_What you should do_
Only the lines from the one with "Convert this chart to Chart.js code." to the one with "c.fillRect(0, 0, W, 165);", both included, should be output, without any images.

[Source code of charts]
[start]

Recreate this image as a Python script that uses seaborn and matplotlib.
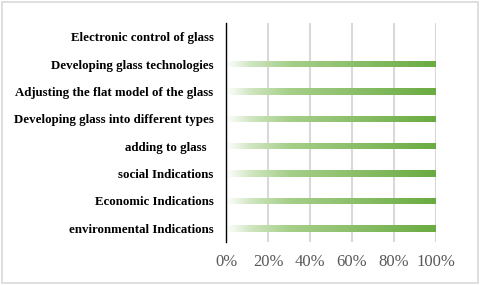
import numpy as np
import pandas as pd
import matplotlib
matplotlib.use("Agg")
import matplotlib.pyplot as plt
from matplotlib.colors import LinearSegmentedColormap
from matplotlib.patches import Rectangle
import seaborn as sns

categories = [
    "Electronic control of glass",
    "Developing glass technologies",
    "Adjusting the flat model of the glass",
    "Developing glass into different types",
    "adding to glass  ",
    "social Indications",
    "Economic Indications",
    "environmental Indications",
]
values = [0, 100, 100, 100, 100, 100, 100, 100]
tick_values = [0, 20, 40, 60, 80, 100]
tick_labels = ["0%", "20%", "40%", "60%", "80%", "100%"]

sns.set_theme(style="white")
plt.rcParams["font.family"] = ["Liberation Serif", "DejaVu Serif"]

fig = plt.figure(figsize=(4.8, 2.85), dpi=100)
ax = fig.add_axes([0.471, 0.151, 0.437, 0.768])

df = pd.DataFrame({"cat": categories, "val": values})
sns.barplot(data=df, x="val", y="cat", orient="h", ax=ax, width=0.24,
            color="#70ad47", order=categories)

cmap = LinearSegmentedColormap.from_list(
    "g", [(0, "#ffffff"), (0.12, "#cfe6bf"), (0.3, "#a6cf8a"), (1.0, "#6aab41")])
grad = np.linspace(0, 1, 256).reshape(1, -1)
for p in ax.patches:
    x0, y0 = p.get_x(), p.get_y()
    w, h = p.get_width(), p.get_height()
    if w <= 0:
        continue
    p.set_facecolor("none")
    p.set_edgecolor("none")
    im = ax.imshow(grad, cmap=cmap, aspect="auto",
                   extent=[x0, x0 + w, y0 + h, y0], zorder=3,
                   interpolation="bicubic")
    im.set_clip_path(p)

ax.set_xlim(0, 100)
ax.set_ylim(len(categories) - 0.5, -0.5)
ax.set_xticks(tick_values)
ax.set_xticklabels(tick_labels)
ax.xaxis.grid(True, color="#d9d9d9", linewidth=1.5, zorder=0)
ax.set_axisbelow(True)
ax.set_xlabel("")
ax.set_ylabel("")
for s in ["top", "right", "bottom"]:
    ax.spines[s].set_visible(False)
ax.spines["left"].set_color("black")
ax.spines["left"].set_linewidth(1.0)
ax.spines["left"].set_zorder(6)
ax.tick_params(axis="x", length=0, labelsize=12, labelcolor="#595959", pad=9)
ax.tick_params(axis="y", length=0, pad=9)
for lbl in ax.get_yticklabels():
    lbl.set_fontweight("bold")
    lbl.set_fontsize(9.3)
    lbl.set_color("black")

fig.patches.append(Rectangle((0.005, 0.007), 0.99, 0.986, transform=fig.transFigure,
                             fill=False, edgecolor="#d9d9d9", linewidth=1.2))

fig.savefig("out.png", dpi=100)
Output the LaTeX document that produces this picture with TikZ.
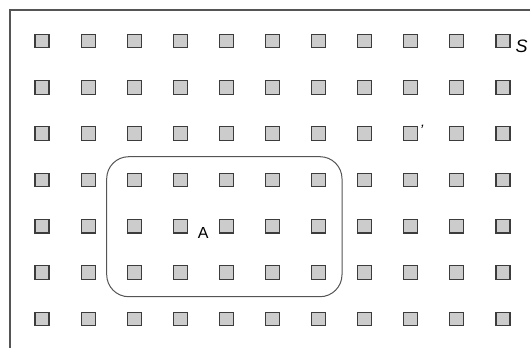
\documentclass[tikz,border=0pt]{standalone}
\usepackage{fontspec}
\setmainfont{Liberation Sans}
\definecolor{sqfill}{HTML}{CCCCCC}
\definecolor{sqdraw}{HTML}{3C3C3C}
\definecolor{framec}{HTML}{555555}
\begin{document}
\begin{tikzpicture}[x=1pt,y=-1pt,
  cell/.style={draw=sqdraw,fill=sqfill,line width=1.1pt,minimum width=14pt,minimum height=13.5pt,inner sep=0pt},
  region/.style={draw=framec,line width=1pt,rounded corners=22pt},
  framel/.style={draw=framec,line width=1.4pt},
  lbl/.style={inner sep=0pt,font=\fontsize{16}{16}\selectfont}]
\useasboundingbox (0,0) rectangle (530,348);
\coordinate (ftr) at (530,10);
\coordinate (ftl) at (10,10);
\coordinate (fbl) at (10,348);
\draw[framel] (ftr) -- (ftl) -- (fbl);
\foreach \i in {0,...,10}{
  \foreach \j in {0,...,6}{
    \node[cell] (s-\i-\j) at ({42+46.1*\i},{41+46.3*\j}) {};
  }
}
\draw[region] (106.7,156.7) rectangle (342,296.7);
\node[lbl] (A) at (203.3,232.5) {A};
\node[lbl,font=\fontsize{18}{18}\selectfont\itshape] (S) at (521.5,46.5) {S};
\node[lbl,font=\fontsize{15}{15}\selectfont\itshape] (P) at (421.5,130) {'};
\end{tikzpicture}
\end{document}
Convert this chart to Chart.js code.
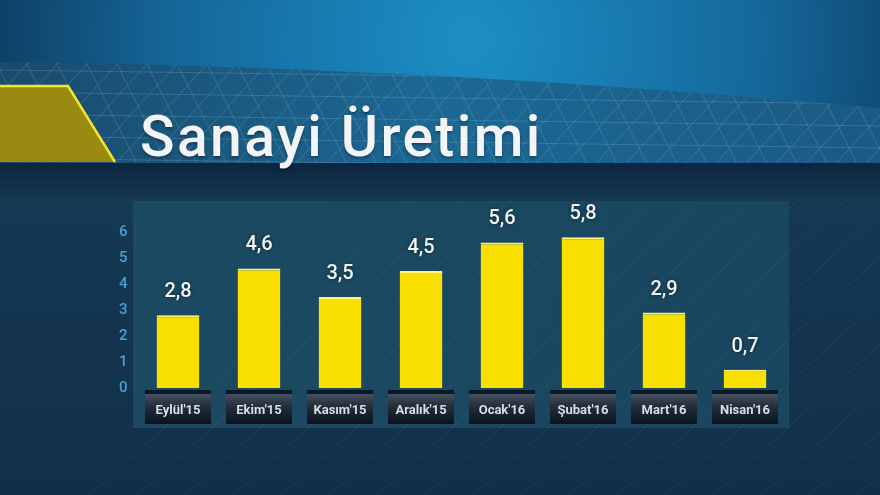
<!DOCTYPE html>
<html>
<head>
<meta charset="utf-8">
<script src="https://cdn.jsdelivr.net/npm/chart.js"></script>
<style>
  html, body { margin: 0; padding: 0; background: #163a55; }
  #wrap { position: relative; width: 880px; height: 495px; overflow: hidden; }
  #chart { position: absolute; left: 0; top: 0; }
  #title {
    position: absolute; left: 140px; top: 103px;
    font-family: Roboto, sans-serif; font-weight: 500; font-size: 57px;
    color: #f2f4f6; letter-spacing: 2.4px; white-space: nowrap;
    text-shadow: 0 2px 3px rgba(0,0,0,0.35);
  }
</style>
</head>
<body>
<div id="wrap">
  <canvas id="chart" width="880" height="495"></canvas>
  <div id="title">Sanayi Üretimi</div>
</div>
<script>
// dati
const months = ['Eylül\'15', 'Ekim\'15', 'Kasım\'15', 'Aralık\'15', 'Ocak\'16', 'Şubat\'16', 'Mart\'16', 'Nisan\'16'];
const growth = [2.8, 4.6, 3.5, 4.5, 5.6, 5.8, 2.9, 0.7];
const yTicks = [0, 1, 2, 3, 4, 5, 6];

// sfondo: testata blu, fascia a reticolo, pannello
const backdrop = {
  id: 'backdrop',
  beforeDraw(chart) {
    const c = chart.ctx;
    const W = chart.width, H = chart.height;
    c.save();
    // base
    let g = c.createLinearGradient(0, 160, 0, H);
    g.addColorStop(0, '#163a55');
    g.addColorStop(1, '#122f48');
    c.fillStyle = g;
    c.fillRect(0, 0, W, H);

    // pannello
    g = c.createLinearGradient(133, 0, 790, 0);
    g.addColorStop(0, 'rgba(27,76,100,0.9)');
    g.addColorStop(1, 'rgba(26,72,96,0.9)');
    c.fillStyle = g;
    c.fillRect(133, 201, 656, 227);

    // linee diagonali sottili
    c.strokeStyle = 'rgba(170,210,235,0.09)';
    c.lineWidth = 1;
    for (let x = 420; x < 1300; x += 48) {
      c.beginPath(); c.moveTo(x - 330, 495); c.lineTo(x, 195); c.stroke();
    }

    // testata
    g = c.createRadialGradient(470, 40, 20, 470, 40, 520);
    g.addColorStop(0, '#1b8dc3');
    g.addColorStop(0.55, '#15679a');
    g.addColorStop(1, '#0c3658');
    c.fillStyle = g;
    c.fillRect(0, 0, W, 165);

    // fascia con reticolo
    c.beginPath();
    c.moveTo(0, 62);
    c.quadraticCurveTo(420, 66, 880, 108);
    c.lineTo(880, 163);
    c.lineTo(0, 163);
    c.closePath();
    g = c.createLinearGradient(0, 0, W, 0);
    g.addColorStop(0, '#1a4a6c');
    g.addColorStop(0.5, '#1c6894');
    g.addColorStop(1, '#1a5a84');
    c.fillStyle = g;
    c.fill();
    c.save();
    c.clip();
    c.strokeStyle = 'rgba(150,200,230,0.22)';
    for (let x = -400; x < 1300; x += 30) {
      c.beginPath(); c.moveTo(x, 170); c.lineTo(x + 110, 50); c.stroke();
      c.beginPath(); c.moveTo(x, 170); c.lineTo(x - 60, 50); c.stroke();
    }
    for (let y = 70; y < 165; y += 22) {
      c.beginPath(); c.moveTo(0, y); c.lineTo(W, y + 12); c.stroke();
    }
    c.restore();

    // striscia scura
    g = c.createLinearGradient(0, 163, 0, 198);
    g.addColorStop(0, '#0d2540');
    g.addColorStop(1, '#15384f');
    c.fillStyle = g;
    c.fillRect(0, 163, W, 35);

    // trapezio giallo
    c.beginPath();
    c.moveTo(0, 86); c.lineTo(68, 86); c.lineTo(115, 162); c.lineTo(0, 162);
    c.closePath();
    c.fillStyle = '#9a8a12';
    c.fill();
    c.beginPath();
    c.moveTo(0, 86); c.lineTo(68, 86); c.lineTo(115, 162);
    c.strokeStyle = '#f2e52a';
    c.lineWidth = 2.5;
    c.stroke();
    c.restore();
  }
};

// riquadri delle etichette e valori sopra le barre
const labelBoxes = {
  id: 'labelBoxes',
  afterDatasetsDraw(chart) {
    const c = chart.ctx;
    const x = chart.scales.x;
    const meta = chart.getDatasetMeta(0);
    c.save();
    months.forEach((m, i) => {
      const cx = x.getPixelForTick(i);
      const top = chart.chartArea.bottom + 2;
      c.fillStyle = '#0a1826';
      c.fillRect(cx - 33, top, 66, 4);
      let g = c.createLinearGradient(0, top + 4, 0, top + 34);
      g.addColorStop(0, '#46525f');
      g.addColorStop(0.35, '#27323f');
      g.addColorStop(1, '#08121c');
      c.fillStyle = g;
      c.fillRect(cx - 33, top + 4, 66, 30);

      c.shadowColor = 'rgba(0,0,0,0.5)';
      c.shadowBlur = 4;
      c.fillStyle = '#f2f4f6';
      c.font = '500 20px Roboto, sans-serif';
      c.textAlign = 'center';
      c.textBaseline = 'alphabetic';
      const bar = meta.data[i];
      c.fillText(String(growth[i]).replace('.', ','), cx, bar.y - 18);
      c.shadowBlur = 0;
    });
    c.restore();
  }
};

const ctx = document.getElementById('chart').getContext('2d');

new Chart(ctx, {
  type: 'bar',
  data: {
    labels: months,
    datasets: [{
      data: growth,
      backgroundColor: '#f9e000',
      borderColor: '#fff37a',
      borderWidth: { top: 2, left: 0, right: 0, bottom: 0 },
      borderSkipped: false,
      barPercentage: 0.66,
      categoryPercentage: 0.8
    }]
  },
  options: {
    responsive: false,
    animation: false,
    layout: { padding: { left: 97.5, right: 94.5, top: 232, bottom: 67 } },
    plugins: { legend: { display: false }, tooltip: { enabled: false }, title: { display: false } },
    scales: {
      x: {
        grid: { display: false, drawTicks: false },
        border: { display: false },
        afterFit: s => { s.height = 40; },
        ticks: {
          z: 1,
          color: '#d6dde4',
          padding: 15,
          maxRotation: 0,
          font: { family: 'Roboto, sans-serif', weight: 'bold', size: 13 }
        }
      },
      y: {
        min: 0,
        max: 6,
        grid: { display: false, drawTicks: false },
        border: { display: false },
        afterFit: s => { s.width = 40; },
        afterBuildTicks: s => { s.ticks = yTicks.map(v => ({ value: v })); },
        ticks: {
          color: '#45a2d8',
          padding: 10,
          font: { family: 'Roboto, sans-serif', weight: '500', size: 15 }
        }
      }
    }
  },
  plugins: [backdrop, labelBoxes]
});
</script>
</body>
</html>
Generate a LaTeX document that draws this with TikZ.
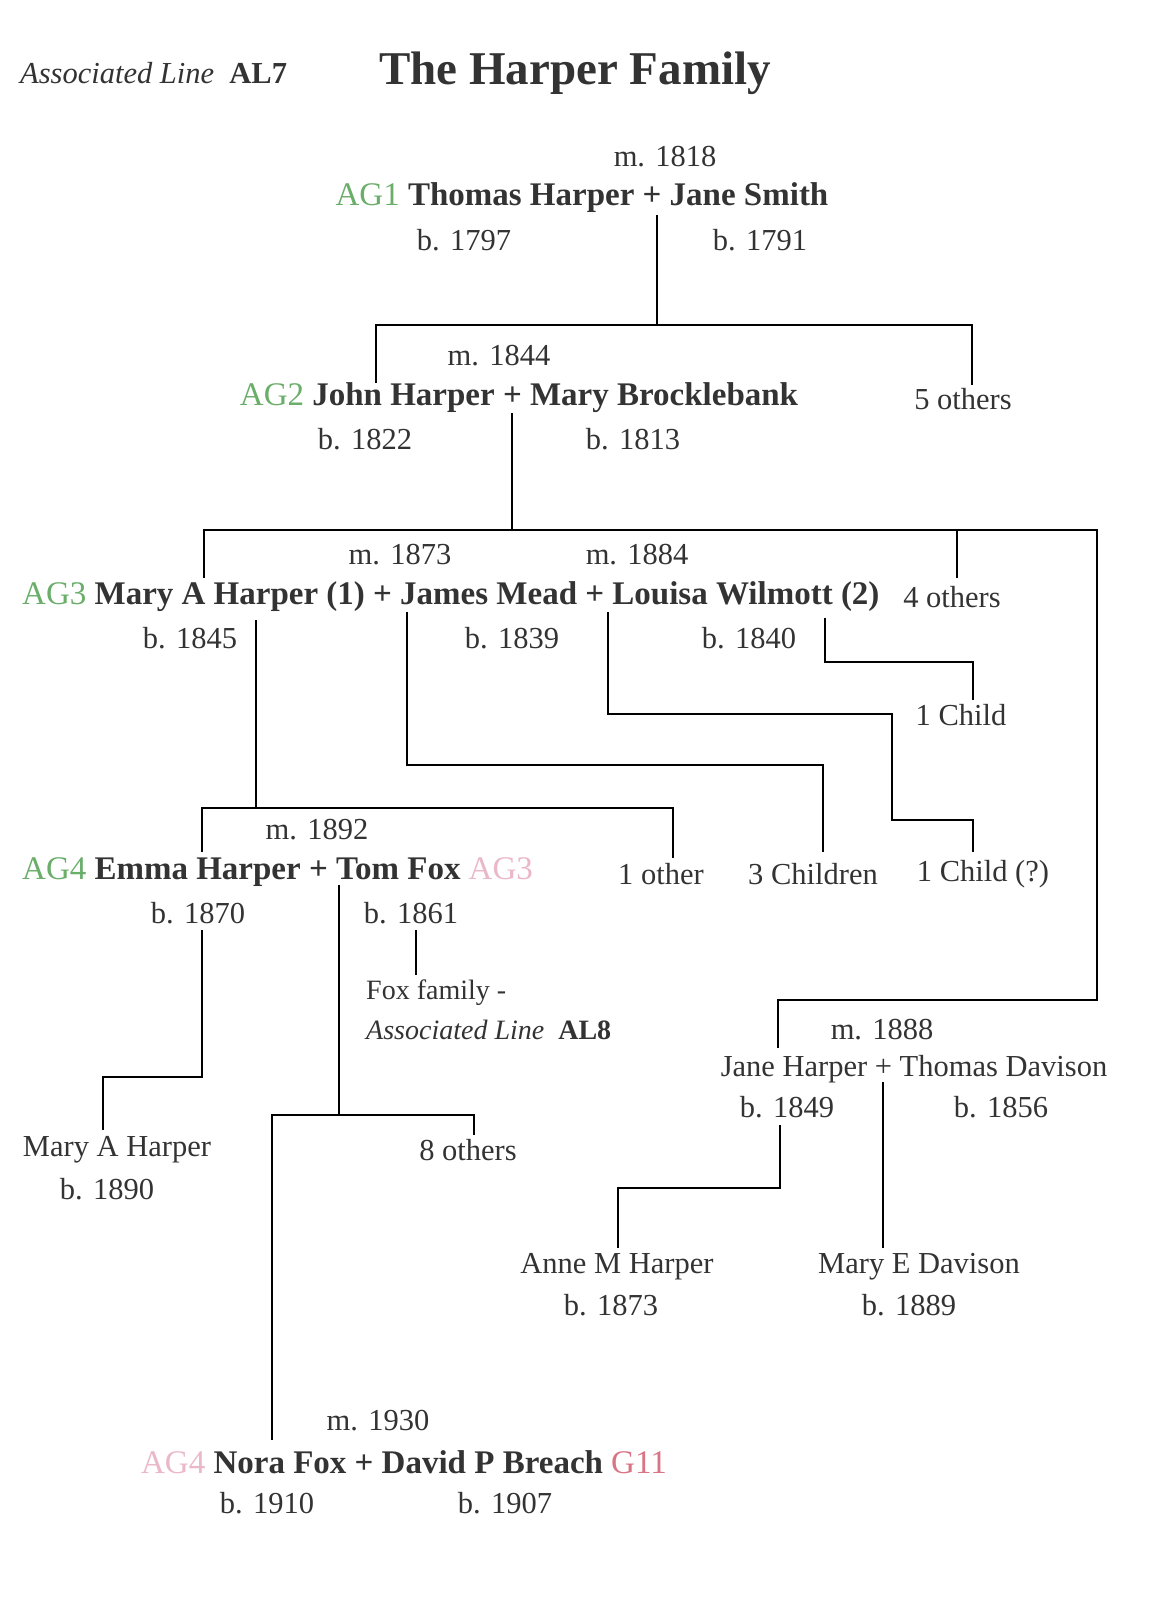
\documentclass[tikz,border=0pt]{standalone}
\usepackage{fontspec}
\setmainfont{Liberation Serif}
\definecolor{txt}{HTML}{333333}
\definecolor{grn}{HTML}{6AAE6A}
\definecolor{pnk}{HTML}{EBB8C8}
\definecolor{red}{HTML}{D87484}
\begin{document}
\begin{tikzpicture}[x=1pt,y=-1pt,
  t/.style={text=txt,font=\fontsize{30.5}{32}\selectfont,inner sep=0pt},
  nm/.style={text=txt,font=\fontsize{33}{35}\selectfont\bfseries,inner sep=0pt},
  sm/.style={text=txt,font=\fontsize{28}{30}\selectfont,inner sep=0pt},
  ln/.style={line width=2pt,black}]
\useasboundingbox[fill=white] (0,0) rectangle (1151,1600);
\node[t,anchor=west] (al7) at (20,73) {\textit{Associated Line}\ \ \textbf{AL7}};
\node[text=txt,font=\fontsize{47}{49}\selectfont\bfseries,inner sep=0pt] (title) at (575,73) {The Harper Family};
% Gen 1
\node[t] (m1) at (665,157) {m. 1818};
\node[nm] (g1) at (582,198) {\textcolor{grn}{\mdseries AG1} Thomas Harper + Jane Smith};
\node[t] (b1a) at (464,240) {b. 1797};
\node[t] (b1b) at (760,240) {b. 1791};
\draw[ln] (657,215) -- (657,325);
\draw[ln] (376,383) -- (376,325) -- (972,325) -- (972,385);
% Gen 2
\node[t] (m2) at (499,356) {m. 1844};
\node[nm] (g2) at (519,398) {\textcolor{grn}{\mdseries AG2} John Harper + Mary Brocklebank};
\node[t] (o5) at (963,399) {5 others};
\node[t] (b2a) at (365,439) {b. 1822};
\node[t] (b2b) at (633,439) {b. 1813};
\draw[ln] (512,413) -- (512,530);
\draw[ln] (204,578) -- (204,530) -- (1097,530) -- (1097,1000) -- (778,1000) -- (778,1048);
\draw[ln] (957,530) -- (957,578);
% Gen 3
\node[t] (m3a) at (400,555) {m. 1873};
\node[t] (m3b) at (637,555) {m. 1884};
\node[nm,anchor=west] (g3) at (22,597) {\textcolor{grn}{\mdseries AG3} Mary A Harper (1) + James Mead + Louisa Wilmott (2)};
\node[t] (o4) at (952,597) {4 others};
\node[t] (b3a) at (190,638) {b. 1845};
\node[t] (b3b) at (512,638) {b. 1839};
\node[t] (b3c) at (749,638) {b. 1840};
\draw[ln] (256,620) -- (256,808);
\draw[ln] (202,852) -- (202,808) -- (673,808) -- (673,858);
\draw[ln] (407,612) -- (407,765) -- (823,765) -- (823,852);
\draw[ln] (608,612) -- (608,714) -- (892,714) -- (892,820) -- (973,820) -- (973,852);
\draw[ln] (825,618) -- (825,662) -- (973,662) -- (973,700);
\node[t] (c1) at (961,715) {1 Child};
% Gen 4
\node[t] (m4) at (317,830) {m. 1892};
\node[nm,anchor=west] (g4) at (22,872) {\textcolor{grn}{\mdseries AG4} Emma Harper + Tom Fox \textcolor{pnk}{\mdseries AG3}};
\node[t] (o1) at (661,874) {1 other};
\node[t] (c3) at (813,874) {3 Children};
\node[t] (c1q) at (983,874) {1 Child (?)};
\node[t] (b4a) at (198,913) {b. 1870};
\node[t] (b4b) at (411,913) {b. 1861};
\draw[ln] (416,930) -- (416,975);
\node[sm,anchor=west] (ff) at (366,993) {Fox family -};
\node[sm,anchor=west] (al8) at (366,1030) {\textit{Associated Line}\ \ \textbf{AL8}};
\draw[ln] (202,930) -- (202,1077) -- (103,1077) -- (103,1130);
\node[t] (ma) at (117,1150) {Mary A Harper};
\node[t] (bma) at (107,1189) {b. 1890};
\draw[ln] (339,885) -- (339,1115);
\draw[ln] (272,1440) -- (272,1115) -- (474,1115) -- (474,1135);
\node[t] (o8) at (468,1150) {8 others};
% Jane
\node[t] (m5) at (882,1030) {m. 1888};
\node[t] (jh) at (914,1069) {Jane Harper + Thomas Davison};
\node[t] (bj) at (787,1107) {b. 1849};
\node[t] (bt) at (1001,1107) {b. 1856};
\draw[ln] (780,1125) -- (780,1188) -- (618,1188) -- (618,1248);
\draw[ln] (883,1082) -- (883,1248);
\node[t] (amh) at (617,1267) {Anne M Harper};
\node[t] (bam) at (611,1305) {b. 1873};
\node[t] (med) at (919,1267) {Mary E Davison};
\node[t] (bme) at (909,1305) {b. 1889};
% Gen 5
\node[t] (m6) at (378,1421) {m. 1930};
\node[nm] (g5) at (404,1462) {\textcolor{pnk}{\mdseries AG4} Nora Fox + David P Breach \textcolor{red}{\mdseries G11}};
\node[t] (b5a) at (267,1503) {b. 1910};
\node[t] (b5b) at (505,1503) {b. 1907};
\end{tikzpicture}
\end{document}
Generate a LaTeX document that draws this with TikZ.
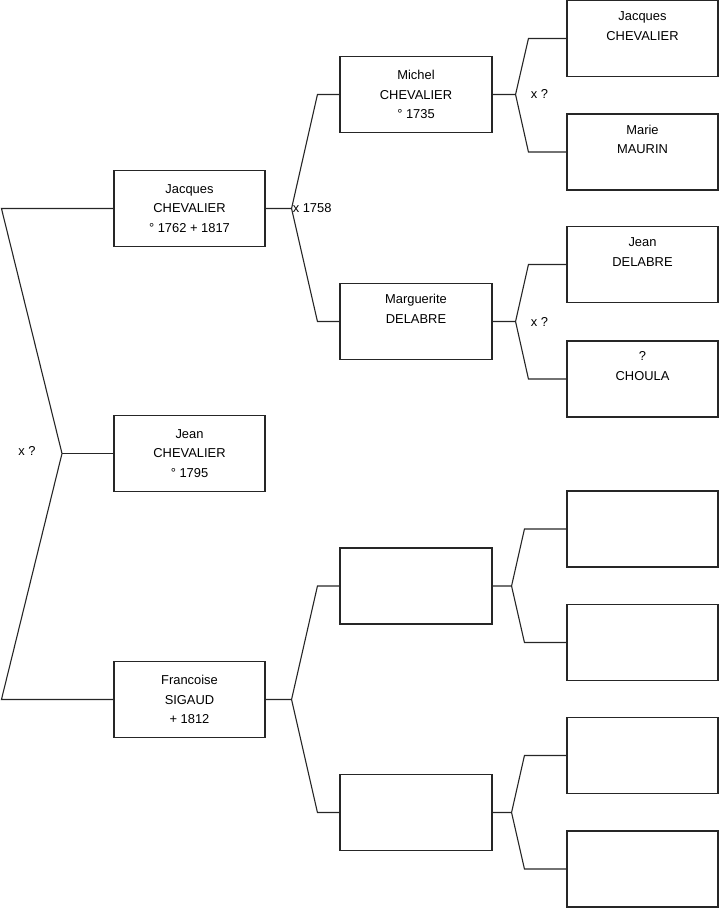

[end]

_Worked solution_
Convert this chart to Chart.js code.
<!DOCTYPE html>
<html>
<head>
<meta charset="utf-8">
<script src="https://cdn.jsdelivr.net/npm/chart.js"></script>
<style>
  html, body { margin: 0; padding: 0; background: #163a55; }
  #wrap { position: relative; width: 880px; height: 495px; overflow: hidden; }
  #chart { position: absolute; left: 0; top: 0; }
  #title {
    position: absolute; left: 140px; top: 103px;
    font-family: Roboto, sans-serif; font-weight: 500; font-size: 57px;
    color: #f2f4f6; letter-spacing: 2.4px; white-space: nowrap;
    text-shadow: 0 2px 3px rgba(0,0,0,0.35);
  }
</style>
</head>
<body>
<div id="wrap">
  <canvas id="chart" width="880" height="495"></canvas>
  <div id="title">Sanayi Üretimi</div>
</div>
<script>
// dati
const months = ['Eylül\'15', 'Ekim\'15', 'Kasım\'15', 'Aralık\'15', 'Ocak\'16', 'Şubat\'16', 'Mart\'16', 'Nisan\'16'];
const growth = [2.8, 4.6, 3.5, 4.5, 5.6, 5.8, 2.9, 0.7];
const yTicks = [0, 1, 2, 3, 4, 5, 6];

// sfondo: testata blu, fascia a reticolo, pannello
const backdrop = {
  id: 'backdrop',
  beforeDraw(chart) {
    const c = chart.ctx;
    const W = chart.width, H = chart.height;
    c.save();
    // base
    let g = c.createLinearGradient(0, 160, 0, H);
    g.addColorStop(0, '#163a55');
    g.addColorStop(1, '#122f48');
    c.fillStyle = g;
    c.fillRect(0, 0, W, H);

    // pannello
    g = c.createLinearGradient(133, 0, 790, 0);
    g.addColorStop(0, 'rgba(27,76,100,0.9)');
    g.addColorStop(1, 'rgba(26,72,96,0.9)');
    c.fillStyle = g;
    c.fillRect(133, 201, 656, 227);

    // linee diagonali sottili
    c.strokeStyle = 'rgba(170,210,235,0.09)';
    c.lineWidth = 1;
    for (let x = 420; x < 1300; x += 48) {
      c.beginPath(); c.moveTo(x - 330, 495); c.lineTo(x, 195); c.stroke();
    }

    // testata
    g = c.createRadialGradient(470, 40, 20, 470, 40, 520);
    g.addColorStop(0, '#1b8dc3');
    g.addColorStop(0.55, '#15679a');
    g.addColorStop(1, '#0c3658');
    c.fillStyle = g;
    c.fillRect(0, 0, W, 165);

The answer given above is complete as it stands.